At Orly Airport in Paris was a building where the U.S. military stored top secret documents about NATO forces in Europe. Documents were kept there while in transit. The building was very heavily guarded and the documents were kept in a vault. No one was ever allowed in the vault alone and to get in one had to get through three locks, one of which had a key.
The KGB knew about the building. It held all manner of documents with information about weapons and troop strengths in Europe, knowledge about the militaries of the East Bloc nations, and plans in the event of war in Europe. The KGB had not had any way to get inside the vault. But then Robert Lee Johnson found himself transferred to night guard duty at the building, sometimes he was the only one there.
Under careful guidance from KGB handlers Johnson first ascertained that there was no alarm system in the building. He managed to make a mold of the key that opened the one lock. From a scrap of paper in the garbage he got the combination to open the second lock.

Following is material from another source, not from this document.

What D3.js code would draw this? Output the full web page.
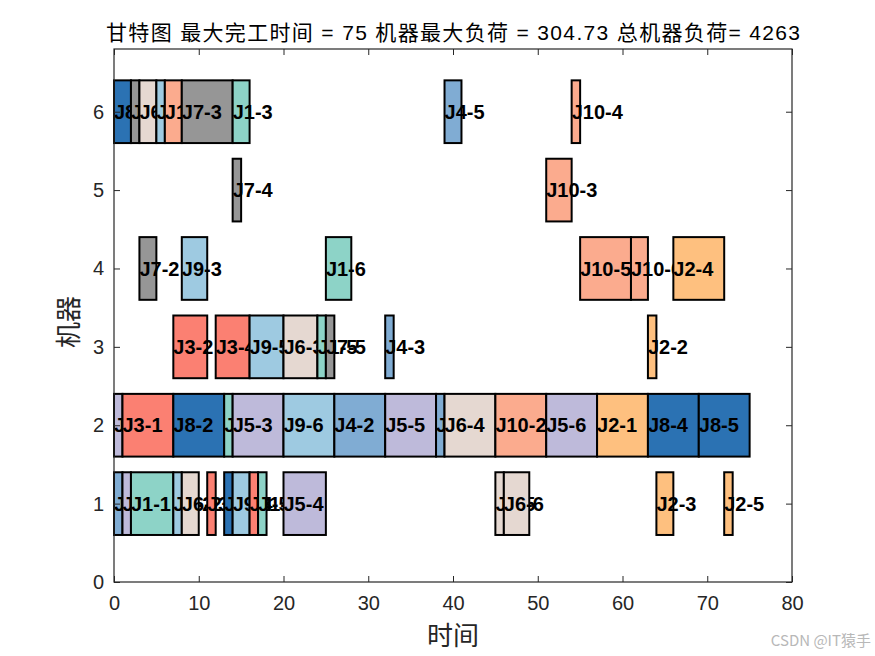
<!DOCTYPE html>
<html>
<head>
<meta charset="utf-8">
<script src="https://cdn.jsdelivr.net/npm/d3@7"></script>
<style>
  body { margin: 0; background: #fff; }
</style>
</head>
<body>
<div id="chart"></div>
<script>
// operations: name, machine, start, end
var opNames = ["J1-1","J1-2","J1-3","J1-4","J1-5","J1-6",
  "J2-1","J2-2","J2-3","J2-4","J2-5",
  "J3-1","J3-2","J3-3","J3-4","J3-5",
  "J4-1","J4-2","J4-3","J4-4","J4-5",
  "J5-1","J5-2","J5-3","J5-4","J5-5","J5-6",
  "J6-1","J6-2","J6-3","J6-4","J6-5","J6-6",
  "J7-1","J7-2","J7-3","J7-4","J7-5",
  "J8-1","J8-2","J8-3","J8-4","J8-5",
  "J9-1","J9-2","J9-3","J9-4","J9-5","J9-6",
  "J10-1","J10-2","J10-3","J10-4","J10-5","J10-6"];
var opMachines = [1,2,6,1,3,4, 2,3,1,4,1, 2,3,1,3,1, 1,2,3,2,6, 2,1,2,1,2,2,
  6,1,3,2,1,1, 6,4,6,5,3, 6,2,1,2,2, 6,1,4,1,3,2, 6,2,5,6,4,4];
var opStarts = [2,13,14,17,24,25, 57,63,64,66,72, 1,7,11,12,16, 0,26,32,38,39,
  0,1,14,20,32,51, 3,8,20,39,45,46, 2,3,8,14,25, 0,7,13,63,69,
  5,7,8,14,16,20, 6,45,51,54,55,61];
var opEnds = [7,14,16,18,25,28, 63,64,66,72,73, 7,11,12,16,17, 1,32,33,39,41,
  1,2,20,25,38,57, 5,10,24,45,46,49, 3,5,14,15,26, 2,13,14,69,75,
  6,8,11,16,20,26, 8,51,54,55,61,63];

var jobColors = ["#8dd3c7","#fec07f","#fb8072","#80acd3","#bebada",
  "#e5d8d1","#969696","#2b72b3","#9ecae1","#fbab8e"];

var xTicks = [0,10,20,30,40,50,60,70,80];
var yTicks = [0,1,2,3,4,5,6];

var titleText = "甘特图 最大完工时间 = 75 机器最大负荷 = 304.73 总机器负荷= 4263";

var svgWidth = 875, svgHeight = 656;
var margin = {top: 49, right: 83, bottom: 74, left: 114};
var width = svgWidth - margin.left - margin.right;
var height = svgHeight - margin.top - margin.bottom;

var svg = d3.select("#chart").append("svg")
  .attr("width", svgWidth)
  .attr("height", svgHeight);

var g = svg.append("g")
  .attr("transform", `translate(${margin.left}, ${margin.top})`);

var x = d3.scaleLinear().domain([0, 80]).range([0, width]);
var y = d3.scaleLinear().domain([0, 6.8]).range([height, 0]);

var ops = opNames.map(function(n, i) {
  return {name: n, job: +n.split("-")[0].slice(1), machine: opMachines[i],
    start: opStarts[i], end: opEnds[i]};
});
ops.sort(function(a, b) { return a.start - b.start; });

var barH = y(0) - y(0.8);
ops.forEach(function(d) {
  g.append("rect")
    .attr("x", x(d.start))
    .attr("y", y(d.machine + 0.4))
    .attr("width", x(d.end) - x(d.start))
    .attr("height", barH)
    .attr("fill", jobColors[d.job - 1])
    .attr("stroke", "#000")
    .attr("stroke-width", 2);
  g.append("text")
    .attr("x", x(d.start))
    .attr("y", y(d.machine))
    .attr("dy", "0.36em")
    .attr("font-family", "'Liberation Sans', Arial, sans-serif")
    .attr("font-weight", "bold")
    .attr("font-size", "20px")
    .attr("fill", "#000")
    .text(d.name);
});

// axes
function styleAxis(sel) {
  sel.select(".domain").remove();
  sel.selectAll("line").attr("stroke", "#262626");
  sel.selectAll("text").attr("fill", "#262626")
    .attr("font-family", "'Liberation Sans', Arial, sans-serif")
    .attr("font-size", "20px");
}

g.append("g").attr("transform", `translate(0, ${height})`)
  .call(d3.axisBottom(x).tickValues(xTicks).tickSizeInner(-6).tickSizeOuter(0).tickPadding(14))
  .call(styleAxis);
g.append("g")
  .call(d3.axisTop(x).tickValues(xTicks).tickSizeInner(-6).tickSizeOuter(0).tickFormat(""))
  .call(styleAxis);
g.append("g")
  .call(d3.axisLeft(y).tickValues(yTicks).tickFormat(d3.format("d")).tickSizeInner(-6).tickSizeOuter(0).tickPadding(10))
  .call(styleAxis);
g.append("g").attr("transform", `translate(${width}, 0)`)
  .call(d3.axisRight(y).tickValues(yTicks).tickSizeInner(-6).tickSizeOuter(0).tickFormat(""))
  .call(styleAxis);

g.append("rect")
  .attr("width", width).attr("height", height)
  .attr("fill", "none").attr("stroke", "#262626").attr("stroke-width", 1.2);

svg.append("text")
  .attr("x", 106)
  .attr("y", 40)
  .attr("textLength", 694)
  .attr("lengthAdjust", "spacing")
  .attr("font-family", "'Liberation Sans', 'Noto Sans CJK SC', sans-serif")
  .attr("font-size", "21px")
  .attr("fill", "#000")
  .text(titleText);

svg.append("text")
  .attr("x", margin.left + width / 2)
  .attr("y", 645)
  .attr("text-anchor", "middle")
  .attr("font-family", "'Noto Sans CJK SC', sans-serif")
  .attr("font-size", "26px")
  .attr("fill", "#262626")
  .text("时间");

svg.append("text")
  .attr("transform", "translate(78, 322) rotate(-90)")
  .attr("text-anchor", "middle")
  .attr("font-family", "'Noto Sans CJK SC', sans-serif")
  .attr("font-size", "26px")
  .attr("fill", "#262626")
  .text("机器");

svg.append("text")
  .attr("x", 871)
  .attr("y", 646)
  .attr("text-anchor", "end")
  .attr("font-family", "'Noto Sans CJK SC', sans-serif")
  .attr("font-size", "15px")
  .attr("fill", "#b8b8b8")
  .text("CSDN @IT猿手");
</script>
</body>
</html>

For the combination lock on the vault itself Johnson was given a compact radioactive X-ray device. He was to position the device over the lock, activate it and leave it for a period of time. The device would X-ray the innards of the lock. Johnson returned the device to his contacts and, a few weeks later, was given a piece of paper with the combination to open the lock.

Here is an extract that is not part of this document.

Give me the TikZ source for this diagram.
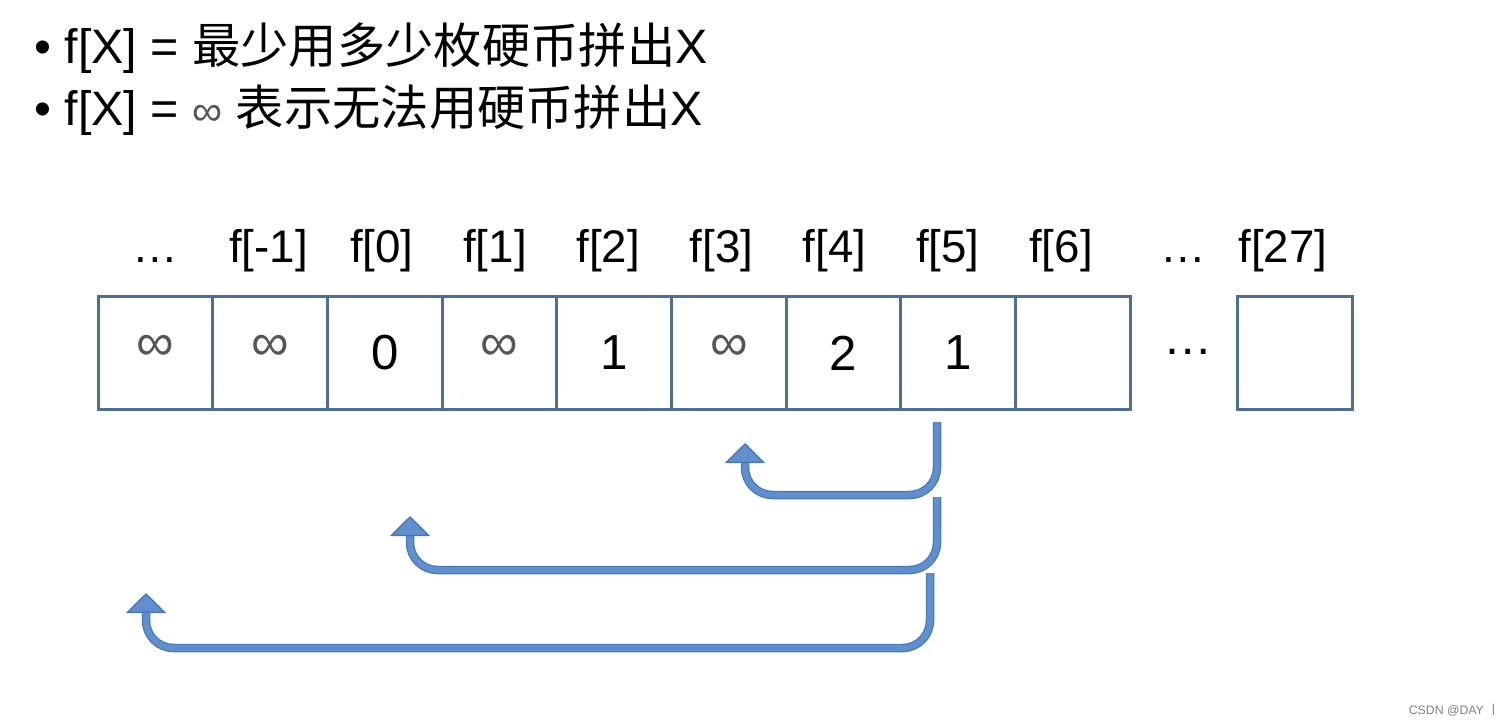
\documentclass[tikz,border=0pt]{standalone}
\usepackage{fontspec}
\setmainfont{Liberation Sans}
\newfontfamily\cjk{Noto Sans CJK SC}
\usetikzlibrary{arrows.meta, positioning}

\definecolor{celledge}{HTML}{4F6E96}
\definecolor{arrowfill}{HTML}{5E8FCF}
\definecolor{arrowedge}{HTML}{4A78B5}
\definecolor{infgray}{HTML}{555555}

\begin{document}
\begin{tikzpicture}[
    x=0.02cm, y=-0.02cm,
    cell/.style={rectangle, draw=celledge, line width=0.06cm, fill=white,
        minimum width=2.294cm, minimum height=2.28cm, inner sep=0pt},
    flabel/.style={font=\fontsize{26}{30}\selectfont, inner sep=0pt, anchor=base},
    num/.style={font=\fontsize{28}{32}\selectfont, text=black},
    inf/.style={font=\fontsize{30}{34}\selectfont, text=infgray, yshift=0.1cm},
    title/.style={anchor=west, font=\fontsize{27.5}{34}\selectfont, inner sep=0pt},
    backarrow/.style={draw=arrowfill, line width=0.12cm, rounded corners=0.55cm,
        -{Triangle[width=0.8cm, length=0.4cm, line width=0.8pt, color=arrowedge, fill=arrowfill]},
        preaction={draw=arrowedge, line width=0.17cm, -, shorten >=0.3cm}}
]
\useasboundingbox (0,0) rectangle (1510,724);
\fill[white] (0,0) rectangle (1510,724);

% 标题
\node[title] (line1) at (34,48) {• f[X] = {\cjk 最少用多少枚硬币拼出}X};
\node[title] (line2) at (34,110) {• f[X] = {\color{infgray}\fontsize{24}{28}\selectfont ∞} {\cjk 表示无法用硬币拼出}X};

% 数组格子
\foreach \i/\lab/\sty/\val in {0/…/inf/∞, 1/f[-1]/inf/∞, 2/f[0]/num/0, 3/f[1]/inf/∞,
    4/f[2]/num/1, 5/f[3]/inf/∞, 6/f[4]/num/2, 7/f[5]/num/1, 8/f[6]/num/{}} {
    \node[cell] (c\i) at ({155.4+114.7*\i},353) {};
    \node[\sty] at (c\i) {\val};
    \node[flabel] (l\i) at ({155.4+113.2*\i},262) {\lab};
}
\node[cell] (clast) at (1295,353) {};
\node[flabel] (llast) at (1283,262) {f[27]};
\node[flabel] (ldots) at (1183,262) {…};
\node[num] (cdots) at (1188,352) {…};

% 回退箭头
\coordinate (s1) at (937,422);
\coordinate (t1) at (745,443);
\coordinate (s2) at (937,497);
\coordinate (t2) at (410,516);
\coordinate (s3) at (930,573);
\coordinate (t3) at (146,593);
\draw[backarrow] (s1) -- (937,495) -- (745,495) -- (t1);
\draw[backarrow] (s2) -- (937,570) -- (410,570) -- (t2);
\draw[backarrow] (s3) -- (930,648) -- (146,648) -- (t3);

% 水印
\node[anchor=east, font=\fontsize{7}{8}\selectfont, text=gray, inner sep=0pt] (mark) at (1500,710) {CSDN @DAY {\cjk 丨}};

\end{tikzpicture}
\end{document}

On the nights that Robert Lee Johnson was on guard duty alone a KGB contact would meet him. Johnson would give him envelopes full of documents that would be photocopied, the envelopes resealed, and then returned to Johnson to be put back in the vault. The plan worked perfectly.
The KGB was extremely cautious. They were gaining a great amount of valuable information but it's value depended on America not knowing about it. If the U.S. Army knew, or even suspected, that documents in the vault had been compromised, the value of the information would be greatly diminished. One night Johnson apparently fell asleep, and missed meeting his contact. The KGB immediately ceased contact with him, and didn't resume until it was sure it was safe.

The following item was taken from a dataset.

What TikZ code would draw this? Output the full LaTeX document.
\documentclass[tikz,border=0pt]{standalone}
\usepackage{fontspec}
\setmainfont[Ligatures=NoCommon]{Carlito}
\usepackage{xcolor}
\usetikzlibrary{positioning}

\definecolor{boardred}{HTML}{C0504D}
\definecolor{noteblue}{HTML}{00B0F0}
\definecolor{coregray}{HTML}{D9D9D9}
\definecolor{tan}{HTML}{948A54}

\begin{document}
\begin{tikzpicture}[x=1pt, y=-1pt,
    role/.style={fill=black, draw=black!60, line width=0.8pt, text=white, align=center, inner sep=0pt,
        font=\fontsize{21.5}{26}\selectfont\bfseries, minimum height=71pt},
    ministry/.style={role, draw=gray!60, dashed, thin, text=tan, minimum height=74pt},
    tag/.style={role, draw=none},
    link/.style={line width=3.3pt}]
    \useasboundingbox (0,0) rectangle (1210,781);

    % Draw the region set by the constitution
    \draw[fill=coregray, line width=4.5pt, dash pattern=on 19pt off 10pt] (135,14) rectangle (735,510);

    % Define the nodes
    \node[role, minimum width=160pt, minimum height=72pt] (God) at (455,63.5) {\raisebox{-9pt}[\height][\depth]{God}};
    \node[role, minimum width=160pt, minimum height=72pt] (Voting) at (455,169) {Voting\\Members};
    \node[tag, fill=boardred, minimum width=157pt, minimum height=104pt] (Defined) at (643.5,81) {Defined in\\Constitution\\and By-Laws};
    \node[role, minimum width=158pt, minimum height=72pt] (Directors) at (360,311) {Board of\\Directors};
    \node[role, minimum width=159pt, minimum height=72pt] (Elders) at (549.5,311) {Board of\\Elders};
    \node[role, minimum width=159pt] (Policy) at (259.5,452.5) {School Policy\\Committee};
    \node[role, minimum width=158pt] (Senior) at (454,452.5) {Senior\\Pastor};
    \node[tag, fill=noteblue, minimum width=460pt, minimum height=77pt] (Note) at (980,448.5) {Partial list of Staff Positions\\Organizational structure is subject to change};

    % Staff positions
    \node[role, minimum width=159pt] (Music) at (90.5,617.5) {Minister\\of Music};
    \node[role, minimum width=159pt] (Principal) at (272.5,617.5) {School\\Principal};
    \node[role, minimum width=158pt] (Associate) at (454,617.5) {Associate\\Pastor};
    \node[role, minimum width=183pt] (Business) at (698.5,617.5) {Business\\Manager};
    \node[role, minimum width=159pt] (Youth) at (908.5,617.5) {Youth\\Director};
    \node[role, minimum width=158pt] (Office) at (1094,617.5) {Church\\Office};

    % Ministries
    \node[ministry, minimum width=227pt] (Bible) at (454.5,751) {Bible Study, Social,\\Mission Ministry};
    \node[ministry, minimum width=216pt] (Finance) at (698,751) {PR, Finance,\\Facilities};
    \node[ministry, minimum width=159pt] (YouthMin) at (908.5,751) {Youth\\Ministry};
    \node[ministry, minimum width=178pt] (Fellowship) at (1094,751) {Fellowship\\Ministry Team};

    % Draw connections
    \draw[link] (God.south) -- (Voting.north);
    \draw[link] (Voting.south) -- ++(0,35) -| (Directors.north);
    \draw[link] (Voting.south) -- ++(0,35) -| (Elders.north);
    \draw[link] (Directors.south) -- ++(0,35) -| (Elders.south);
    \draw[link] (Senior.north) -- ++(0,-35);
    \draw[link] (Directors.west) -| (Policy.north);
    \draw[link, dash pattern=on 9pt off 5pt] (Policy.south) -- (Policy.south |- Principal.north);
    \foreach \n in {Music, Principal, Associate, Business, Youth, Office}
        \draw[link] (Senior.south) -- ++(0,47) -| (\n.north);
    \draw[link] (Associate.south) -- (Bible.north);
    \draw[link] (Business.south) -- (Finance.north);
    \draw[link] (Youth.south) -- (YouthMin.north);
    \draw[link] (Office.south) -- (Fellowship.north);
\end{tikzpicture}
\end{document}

Robert Lee Johnson eventually left the army and ended up in Las Vegas. The KGB got back in contact with him. They wanted him to join the U.S. Air Force, but he was turned down. He was able to rejoin the army and provided information about the NIKE missile sites that the U.S. used to have all over the country. There was one near where this is being written but they were to shoot down bombers and became irrelevant when missiles became predominant.
Robert Lee Johnson was eventually caught, apparently turned in by his wife. The life stories of Lee Harvey Oswald and Robert Lee Johnson bear a similarity. Even their deaths have a similarity.
I remember the news when I was a child that a spy in prison had been murdered by his own son. Robert Lee Johnson had a son, who had served the military in the Vietnam War. After returning home he went to visit his father in prison. Without saying a word he plunged a knife into his father, which killed him.
But Robert E. Lee had gotten his revenge through his namesakes.
Another side story of the John F. Kennedy Assassination that I have never seen referred to anywhere, but have referred to here, is that not far from the site of the assassination, in Dallas, lived an eight-year-old boy. The boy's name was John Hinckley Jr. Someday he would attempt a presidential assassination himself, against Ronald Reagan. The method of his assassination attempt would very much resemble not the killing of Kennedy, with a sniper rifle, but Jack Ruby's killing of Lee Harvey Oswald, by waiting in the crowd for him to walk past.
The U.S. Civil War has long since finished, at least the military phase. But Walmart is based in the former Confederacy and is taking over everywhere, putting other stores out of business. Have you ever noticed how the logo of Walmart resembles the flag of the Confederacy?